Bu dünyaya çıplak geldim, çıplak gideceğim. RAB verdi, RAB aldı, RAB’bin adına övgüler olsun! —Eyüp 1:21
Hiçbirimiz Eyüp’ün yaşadığı felaketleri yaşamadık; umarım hiçbir zaman da yaşamayız. Çoğumuz Eyüp’ün yaşadığı şeylerin bazılarını yaşadık ama onun gibi birbiri ardına ciddi saldırılara maruz kalmadık. Parasal aksiliklerden ötürü sarsıldık, doktor ciddi bir sağlık sorunumuz olduğu haberini verdiğinde bunun etkisiyle sendeledik ya da sevdiğimiz birini kaybedince kendimizi mahvolmuş hissettik.

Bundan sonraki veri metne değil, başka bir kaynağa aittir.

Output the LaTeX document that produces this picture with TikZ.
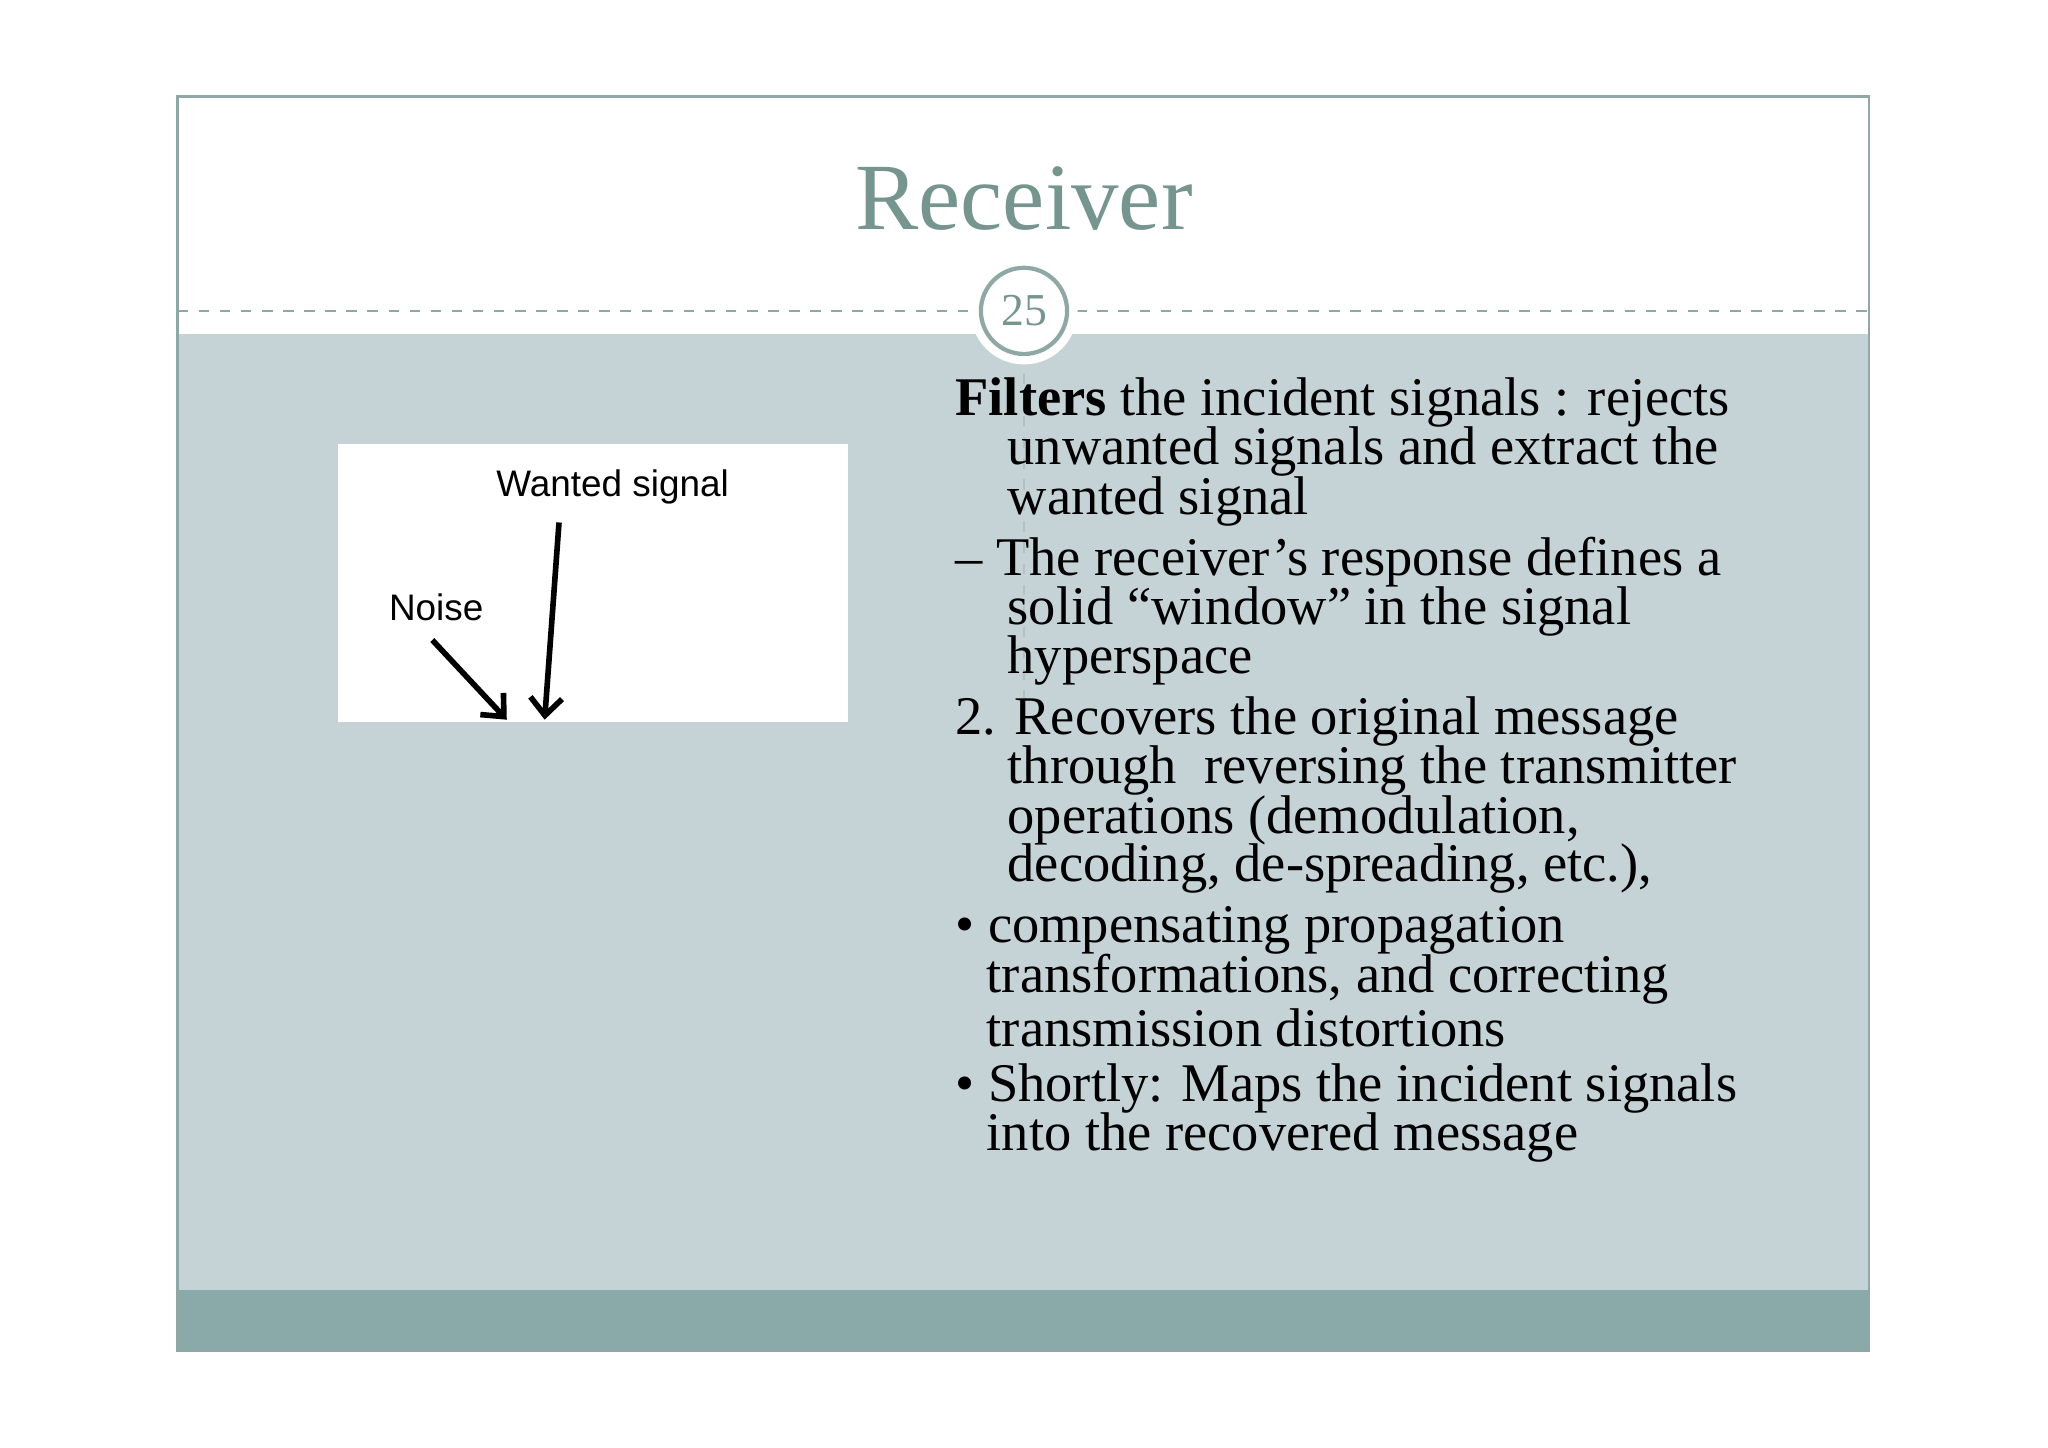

Bizi pes etmekten ne alıkoyar? O karanlık saatlerde Eyüp’ü ayakta tutan ne olmuştu?
Buna en iyi yanıtın anahtar ayetimiz Eyüp 1:21’de bulunduğuna inanıyorum. Çıplak sözcüğü sadece sıfır mal mülk değil, aynı zamanda tamamen çaresiz olmak anlamına da gelmektedir.
Dünyaya geldiğimizde, ne zaman ya da nerede doğduğumuz hakkında kesinlikle hiçbir seçime sahip olmadık ve gereksinimlerimizin karşılanması için tamamen bizden büyük güçlere bağımlı olduk. Bu dünyadan ayrıldığımızda da hiçbir söz hakkımız olmaz. Bizi sonsuzluğa götürecek olan Yüce Tanrı’nın önünde tamamen çaresiz bir durumda dururuz.
Öyleyse adına zaman dediğimiz bu kısa dönemde neden O’na güvenmemeli? Hayatın yolumuza attığı şeyler üzerinde kontrol sahibi değiliz. Kontrol edebildiğimiz tek şey onlara verdiğimiz yanıttır. Eyüp’ün karısı gibi Tanrı’ya lanet edip ölmüş olmayı arzulamayı; Eyüp’ün arkadaşları gibi suçlayacak başka birini bulmayı ya da Eyüp’ün yaptığı gibi sorunlarımızda bize yardım etmesi için Tanrı’ya güvenmeyi seçebiliriz.
Gideceğimiz yolu Tanrı’nın seçmesine izin vermek çok daha iyidir. Yaşamlarımızı O’na teslim edersek O bize hatasız bir şekilde yol gösterecektir.